→ Objective
Which lines hold the word "with"? Copy each of them.

→ Supplied data

· · · · · · ·

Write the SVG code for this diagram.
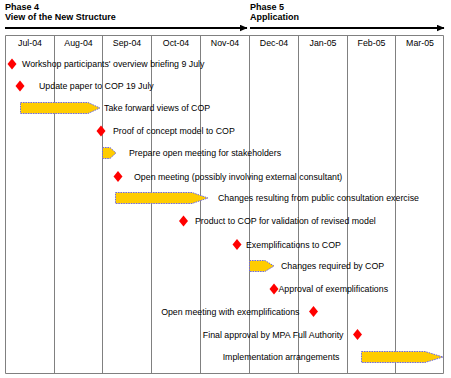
<svg xmlns="http://www.w3.org/2000/svg" width="451" height="378" viewBox="0 0 451 378">
<style>
text{font-family:"Liberation Sans",Arial,sans-serif;font-size:8.8px;fill:#000}
.ph{font-weight:bold;font-size:9px}
.mo{text-anchor:middle}
.end{text-anchor:end}
.grid{stroke:#808080;stroke-width:1;fill:none}
.bar{fill:#FFCC00;stroke:#6666ee;stroke-width:1;stroke-dasharray:1.5,1}
.ms{fill:#FF0000}
.arr{stroke:#000;stroke-width:2;fill:none}
</style>
<defs>
<polygon id="dia" points="0,-5.5 4.5,0 0,5.5 -4.5,0"/>
<marker id="ah" markerWidth="8" markerHeight="7" refX="7.5" refY="3.5" orient="auto" markerUnits="userSpaceOnUse">
<polygon points="0,0 8,3.5 0,7" fill="#000"/>
</marker>
</defs>
<rect width="451" height="378" fill="#fff"/>
<g id="header">
<text class="ph" x="5" y="9.5">Phase 4</text>
<text class="ph" x="5" y="19.5">View of the New Structure</text>
<text class="ph" x="250" y="9.5">Phase 5</text>
<text class="ph" x="250" y="19.5">Application</text>
</g>
<g id="connectors">
<line class="arr" x1="5" y1="28" x2="247" y2="28" marker-end="url(#ah)"/>
<line class="arr" x1="250" y1="28" x2="444" y2="28" marker-end="url(#ah)"/>
</g>
<g id="grid">
<path class="grid" d="M5.5,35.5 H443.5 V373.5 H5.5 Z M54.5,35.5 V373.5 M102.5,35.5 V373.5 M151.5,35.5 V373.5 M200.5,35.5 V373.5 M249.5,35.5 V373.5 M298.5,35.5 V373.5 M347.5,35.5 V373.5 M395.5,35.5 V373.5"/>
<text class="mo" x="30" y="46">Jul-04</text>
<text class="mo" x="78.5" y="46">Aug-04</text>
<text class="mo" x="127" y="46">Sep-04</text>
<text class="mo" x="176" y="46">Oct-04</text>
<text class="mo" x="225" y="46">Nov-04</text>
<text class="mo" x="274" y="46">Dec-04</text>
<text class="mo" x="323" y="46">Jan-05</text>
<text class="mo" x="371.5" y="46">Feb-05</text>
<text class="mo" x="420" y="46">Mar-05</text>
</g>
<g id="t1"><use href="#dia" class="ms" x="12" y="64"/><text x="22" y="67">Workshop participants' overview briefing 9 July</text></g>
<g id="t2"><use href="#dia" class="ms" x="20" y="86"/><text x="39" y="89">Update paper to COP 19 July</text></g>
<g id="t3"><path class="bar" d="M20.5,102.5 H88 L100,108 L88,113.5 H20.5 Z"/><text x="104" y="111">Take forward views of COP</text></g>
<g id="t4"><use href="#dia" class="ms" x="101" y="131"/><text x="113" y="134">Proof of concept model to COP</text></g>
<g id="t5"><path class="bar" d="M102.5,147.5 H110 L116,153 L110,158.5 H102.5 Z"/><text x="129" y="156">Prepare open meeting for stakeholders</text></g>
<g id="t6"><use href="#dia" class="ms" x="118" y="176.5"/><text x="134" y="179.5">Open meeting (possibly involving external consultant)</text></g>
<g id="t7"><path class="bar" d="M115.5,192.5 H192 L208,198 L192,203.5 H115.5 Z"/><text x="218" y="201">Changes resulting from public consultation exercise</text></g>
<g id="t8"><use href="#dia" class="ms" x="183.5" y="221"/><text x="195" y="224">Product to COP for validation of revised model</text></g>
<g id="t9"><use href="#dia" class="ms" x="237" y="244.5"/><text x="246" y="247.5">Exemplifications to COP</text></g>
<g id="t10"><path class="bar" d="M249.5,260.5 H265 L274,266 L265,271.5 H249.5 Z"/><text x="281" y="269">Changes required by COP</text></g>
<g id="t11"><use href="#dia" class="ms" x="274" y="289"/><text x="278.5" y="292">Approval of exemplifications</text></g>
<g id="t12"><use href="#dia" class="ms" x="313.5" y="311.5"/><text class="end" x="299.5" y="314.5">Open meeting with exemplifications</text></g>
<g id="t13"><use href="#dia" class="ms" x="357.5" y="334.5"/><text class="end" x="343.5" y="337.5">Final approval by MPA Full Authority</text></g>
<g id="t14"><path class="bar" d="M361.5,351.5 H425 L443,357 L425,362.5 H361.5 Z"/><text class="end" x="339.5" y="360">Implementation arrangements</text></g>
</svg>
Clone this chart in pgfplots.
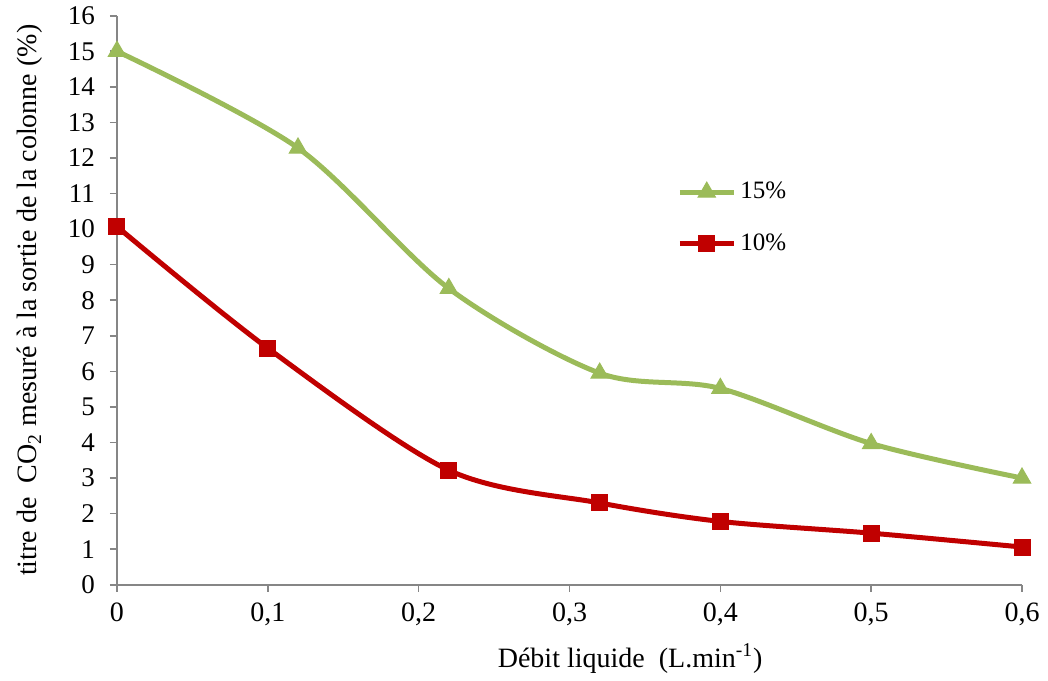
\documentclass[border=0pt]{standalone}
\usepackage{fontspec}
\setmainfont{Liberation Serif}
\usepackage{pgfplots}
\pgfplotsset{compat=1.18}
\definecolor{cgreen}{RGB}{155,187,89}
\definecolor{cred}{RGB}{192,0,0}
\definecolor{cgrey}{RGB}{134,134,134}
\begin{document}
\begin{tikzpicture}
\begin{axis}[
  width=452.5pt, height=284.5pt, scale only axis,
  xmin=0, xmax=0.6, ymin=0, ymax=16,
  xtick={0,0.1,...,0.6}, ytick={0,1,...,16},
  axis x line*=bottom, axis y line*=left,
  axis line style={cgrey, line width=0.8pt, -},
  tick style={cgrey, line width=0.8pt},
  major tick length=3.5pt,
  tick align=outside,
  clip=false,
  font=\fontsize{14}{16}\selectfont,
  /pgf/number format/.cd, use comma, fixed, precision=1, assume math mode=true,
  /pgfplots/.cd,
  xticklabel style={yshift=-2pt, font=\fontsize{14}{16}\selectfont},
  yticklabel style={xshift=-4pt, font=\fontsize{13.5}{16}\selectfont},
  xlabel={Débit liquide\ \ (L.min\textsuperscript{-1})},
  ylabel={titre de\ \ CO\textsubscript{2} mesuré à la sortie de la colonne (\%)},
  xlabel style={at={(axis description cs:0.567,-0.130)}, anchor=center},
  ylabel style={at={(axis description cs:-0.0961,0.5)}, anchor=center},
  legend style={draw=none, at={(0.612,0.722)}, anchor=north west, font=\fontsize{12.5}{14}\selectfont, row sep=12pt, fill=none},
  legend cell align=left,
  legend image code/.code={\draw[#1, mark repeat=2, mark phase=2] plot coordinates {(0pt,0pt) (13.5pt,0pt) (27pt,0pt)};},
]
\addplot[cgreen, line width=2.5pt, smooth, mark=triangle*, mark size=5pt, mark options={solid, line width=0.5pt}] coordinates {
(0,15) (0.12,12.28) (0.22,8.33) (0.32,5.95) (0.4,5.52) (0.5,3.97) (0.6,3.0)};
\addlegendentry{15\%}
\addplot[cred, line width=2.5pt, smooth, mark=square*, mark size=4pt, mark options={solid, line width=0.5pt}] coordinates {
(0,10.07) (0.1,6.65) (0.22,3.22) (0.32,2.3) (0.4,1.78) (0.5,1.45) (0.6,1.06)};
\addlegendentry{10\%}
\end{axis}
\path ([xshift=-58.5pt,yshift=-45pt]current axis.south west) rectangle ([xshift=13pt,yshift=7.5pt]current axis.north east);
\end{tikzpicture}
\end{document}
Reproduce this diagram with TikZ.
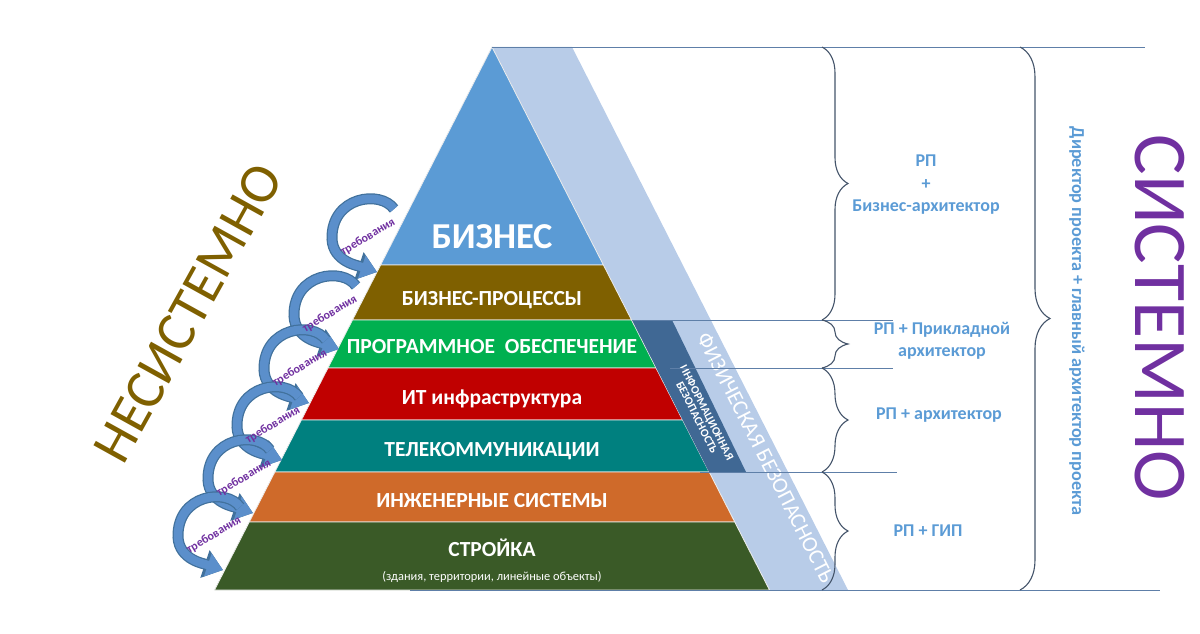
\documentclass[tikz,border=0pt]{standalone}
\usepackage{fontspec}
\setmainfont{Carlito}
\usepackage{tikz}
\usetikzlibrary{arrows.meta,decorations.pathreplacing}
\definecolor{bizblue}{HTML}{5B9BD5}
\definecolor{procbrown}{HTML}{7F6000}
\definecolor{softgreen}{HTML}{00B050}
\definecolor{itred}{HTML}{C00000}
\definecolor{telteal}{HTML}{00807F}
\definecolor{engorange}{HTML}{CF6A2A}
\definecolor{buildgreen}{HTML}{3A5A27}
\definecolor{infosec}{HTML}{406894}
\definecolor{physsec}{HTML}{B8CCE8}
\definecolor{roleblue}{HTML}{5B9BD5}
\definecolor{bracegray}{HTML}{44546A}
\definecolor{guideline}{HTML}{5E7FA8}
\definecolor{reqpurple}{HTML}{7030A0}
\definecolor{loopblue}{HTML}{5B8FCB}
\definecolor{loopedge}{HTML}{41719C}
\tikzset{
  layer/.style={fill=#1, draw=white!85!gray, line width=0.8pt},
  layertext/.style={text=white, font=\fontsize{21.5}{24}\selectfont\bfseries},
  role/.style={text=roleblue, font=\fontsize{18}{22.5}\selectfont\bfseries, align=center},
  guide/.style={draw=guideline, line width=0.8pt},
  curly/.style={draw=bracegray, line width=1.1pt, decorate, decoration={brace, amplitude=#1}},
  req/.style={text=reqpurple, font=\fontsize{12}{13}\selectfont\bfseries, rotate=31, inner sep=0pt},
  loopouter/.style={draw=loopedge, line width=11pt, -{Triangle[length=19pt,width=28pt]}},
  loopinner/.style={draw=loopblue, line width=8.5pt, -{Triangle[length=16pt,width=23pt]}},
}
\begin{document}
\begin{tikzpicture}[x=1pt, y=-1pt]
\useasboundingbox (0,0) rectangle (1200,634);

% physical security band
\fill[physsec] (492,47) -- (572,47) -- (848,590) -- (770,590) -- cycle;

% pyramid layers
\foreach \ya/\yb/\col in {47/265/bizblue, 265/320/procbrown, 320/368/softgreen,
  368/420/itred, 420/472/telteal, 472/522/engorange, 522/590/buildgreen}
{
  \filldraw[layer=\col] ({492-0.511*(\ya-47)},\ya) -- ({492+0.511*(\ya-47)},\ya)
    -- ({492+0.511*(\yb-47)},\yb) -- ({492-0.511*(\yb-47)},\yb) -- cycle;
}

% information security band
\fill[infosec] (632,320) -- (672,320) -- (746,472) -- (709,472) -- cycle;

\node[layertext, font=\fontsize{36.5}{38}\selectfont\bfseries] (biz) at (492,237) {БИЗНЕС};
\node[layertext] (proc) at (492,300) {БИЗНЕС-ПРОЦЕССЫ};
\node[layertext] (soft) at (492,347) {ПРОГРАММНОЕ\ \ ОБЕСПЕЧЕНИЕ};
\node[layertext] (infra) at (492,399) {ИТ инфраструктура};
\node[layertext] (tel) at (492,451) {ТЕЛЕКОММУНИКАЦИИ};
\node[layertext] (eng) at (492,501) {ИНЖЕНЕРНЫЕ СИСТЕМЫ};
\node[layertext] (build) at (492,548) {СТРОЙКА};
\node[text=white, font=\fontsize{12.4}{13}\selectfont] (buildnote) at (492,577)
  {(здания, территории, линейные объекты)};

\node[text=white, font=\fontsize{22}{24}\selectfont, rotate=-63] (phys) at (766,458)
  {ФИЗИЧЕСКАЯ БЕЗОПАСНОСТЬ};
\node[text=white, font=\fontsize{11.5}{11}\selectfont\bfseries, rotate=-63, align=center]
  (info) at (702,415) {ИНФОРМАЦИОННАЯ\\БЕЗОПАСНОСТЬ};

% level lines
\draw[guide] (492,47) -- (1145,47);
\draw[guide] (632,320) -- (893,320);
\draw[guide] (670,368) -- (893,368);
\draw[guide] (700,472) -- (897,472);
\draw[guide] (410,590) -- (1160,590);

% braces
\draw[curly=26pt] (822,47) -- (822,320);
\draw[curly=26pt] (822,320) -- (822,368);
\draw[curly=26pt] (822,368) -- (822,472);
\draw[curly=26pt] (822,472) -- (822,590);
\draw[curly=30pt] (1020,47) -- (1020,590);

\node[role] (r1) at (926,185) {РП\\+\\Бизнес-архитектор};
\node[role, font=\fontsize{18}{22}\selectfont\bfseries] (r2) at (942,341) {РП + Прикладной\\архитектор};
\node[role] (r3) at (939,415) {РП + архитектор};
\node[role] (r4) at (928,531) {РП + ГИП};
\node[text=roleblue, font=\fontsize{18.2}{20}\selectfont\bfseries, rotate=-90] (chief) at (1077,321)
  {Директор проекта + главный архитектор проекта};

\node[text=reqpurple, font=\fontsize{76}{80}\selectfont, rotate=-90] (sys) at (1160,318) {СИСТЕМНО};
\node[text=procbrown, font=\fontsize{56}{60}\selectfont, rotate=61] (nonsys) at (188,313) {НЕСИСТЕМНО};

% requirement loops
\foreach \tx/\ty [count=\k] in {377/272, 339/349, 309/403, 282/460, 253/513, 223/570}
{
  \coordinate (tail\k) at (\tx+17,\ty-63);
  \coordinate (tip\k) at (\tx,\ty);
  \foreach \s in {loopouter, loopinner}
    \draw[\s] (tail\k) .. controls (\tx+4,\ty-82) and (\tx-46,\ty-76) .. (\tx-45,\ty-33)
      .. controls (\tx-44,\ty-10) and (\tx-18,\ty-6) .. (tip\k);
}
\foreach \tx/\ty [count=\k] in {377/272, 339/349, 309/403, 282/460, 253/513, 223/570}
  \node[req] (req\k) at (\tx-9,\ty-35) {требования};
\end{tikzpicture}
\end{document}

· · · · · · ·

→ Exercise response
<g id="t12"><use href="#dia" class="ms" x="313.5" y="311.5"/><text class="end" x="299.5" y="314.5">Open meeting with exemplifications</text></g>
Reproduce this diagram with TikZ.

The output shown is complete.